Minhas visitas aos centros espíritas,
naturalmente, têm por objetivo principal auxiliar os
nossos irmãos em crença em suas tarefas.
Assim, eu as aproveito para lhes dar instruções que
possam necessitar, como desenvolvimento
teórico ou aplicação prática da Doutrina, tanto quanto
me é possível fazê-lo. Como é sério o
fim dessas visitas, e exclusivamente no interesse da
Doutrina, não busco ovações, que nem são
do meu gosto, nem do meu caráter. Minha maior
satisfação é encontrar-me com amigos
sinceros, devotados, com os quais nos podemos entreter
sem constrangimento e esclarecer-nos
mutuamente, por uma discussão amistosa, em que cada
um traz o contributo de suas próprias
observações.
Nessas excursões não vou pregar aos
incrédulos; jamais convoco o público para
catequizá-lo, pois não vou fazer
propaganda; só compareço a reuniões de adeptos nas quais
meus conselhos são desejados e possam
ser úteis; eu os dou de bom grado aos que julgam deles
necessitar; abstenho-me com os que se
julgam bastante esclarecidos para os dispensar. Numa
palavra, só me dirijo aos homens de boa
vontade.
Se, excepcionalmente, se insinuassem
nessas reuniões pessoas atraídas somente pela
curiosidade, ficariam desapontadas,
porquanto aí nada encontrariam que as pudesse satisfazer; e,
caso estivessem animadas de sentimento
hostil ou desabonador, o caráter eminentemente grave,
sincero e moral da assembléia e dos
assuntos nela tratados tiraria qualquer pretexto plausível
para a sua malevolência. Tais são os
pensamentos que exprimo nas diversas reuniões às quais
sou chamado para assistir, a fim de que
não se equivoquem quanto às minhas intenções.

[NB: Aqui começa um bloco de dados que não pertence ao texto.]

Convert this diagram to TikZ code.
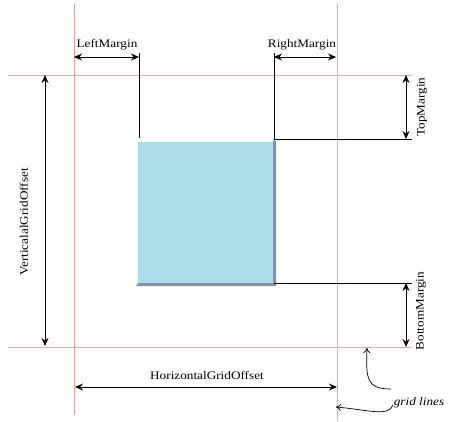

Afirmei no início que eu não era senão o
representante da Doutrina. Algumas explicações
sobre o seu verdadeiro caráter
naturalmente chamarão vossa atenção para um ponto essencial
que, até agora, não foi considerado
suficientemente. Na verdade, vendo a rapidez dos progressos
desta Doutrina, haveria mais glória em
dizer-me seu criador; meu amor-próprio aí encontraria o
seu salário; mas não devo fazer minha
parte maior do que ela é; longe de o lamentar, eu me
felicito, porque, então, a Doutrina não
passaria de uma concepção individual, que poderia ser
mais ou menos justa, mais ou menos
engenhosa, mas que, por isso mesmo, perderia sua
autoridade. Poderia ter partidários,
talvez fizesse escola, como muitas outras, mas certamente
não teria adquirido, em alguns anos, o
caráter de universalidade que a distingue.

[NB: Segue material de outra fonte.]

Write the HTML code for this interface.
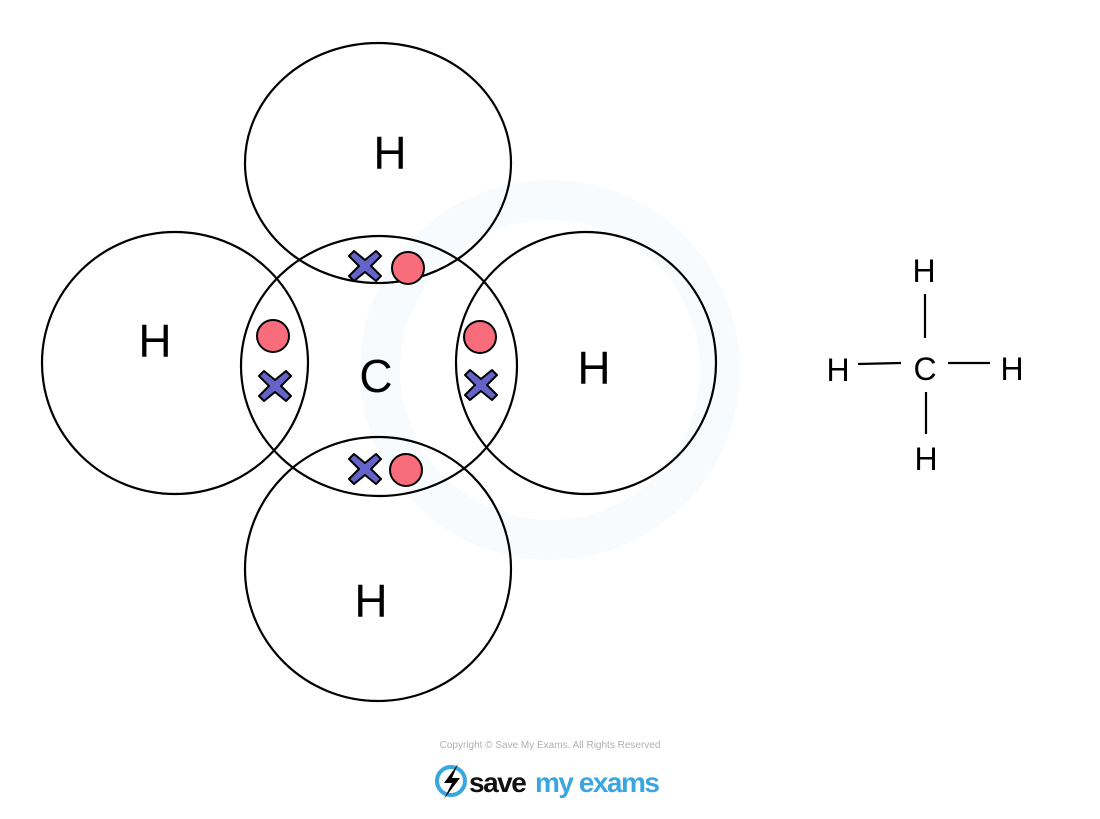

Eis um fato capital, senhores, que deve
ser proclamado bem alto. Não, o Espiritismo não é
uma concepção individual, um produto da
imaginação; não é uma teoria, um sistema inventado
para a necessidade de uma causa; tem sua
fonte nos fatos da própria Natureza, em fatos
positivos, que se produzem a cada
instante sob os nossos olhos, mas cuja origem não se
suspeitava. É, pois, resultado da
observação; numa palavra, uma ciência: a ciência das relações
entre o mundo visível e o mundo
invisível; ciência ainda imperfeita, mas que se completa todos
os dias por novos estudos e que, tende
certeza, ocupará o seu lugar ao lado das ciências positivas.
Digo positivas, porque toda
ciência que repousa sobre fatos é uma ciência positiva, e não
puramente especulativa.
O Espiritismo nada inventou, porque não
se inventa o que está na Natureza. Newton não
inventou a lei da gravitação; esta lei
universal existia antes dele. Cada um a aplicava e lhe sentia
os efeitos, embora não a conhecessem.
O Espiritismo, por sua vez, vem mostrar
uma nova lei, uma nova força da Natureza: a que
reside na ação do Espírito sobre a
matéria, lei tão universal quanto a da gravitação e da
eletricidade, conquanto ainda
desconhecida e negada por certas pessoas, como o foram todas as
outras leis na época de suas
descobertas. E que os homens geralmente têm dificuldade em
renunciar às suas idéias preconcebidas
e, por amor-próprio, custa-lhes reconhecer que estavam
enganados, ou que outros tenham podido
encontrar o que eles mesmos não encontraram.
Mas, em última análise, como esta lei
repousa sobre fatos, e contra os fatos não há
negação que possa prevalecer, terão de
render-se à evidência, como os mais recalcitrantes o
fizeram quanto ao movimento da Terra, à
formação do globo e aos efeitos do vapor. Por mais
que acusem os fenômenos de ridículos,
não podem impedir a existência daquilo que é.
Assim, o Espiritismo procurou a
explicação dos fenômenos de uma certa ordem e que, em
todos os tempos, se produziram de
maneira espontânea. Mas, sobretudo, o que o favoreceu
nessas pesquisas é que lhe foi dado, até
certo ponto, o poder de produzi-los e de provocá-los.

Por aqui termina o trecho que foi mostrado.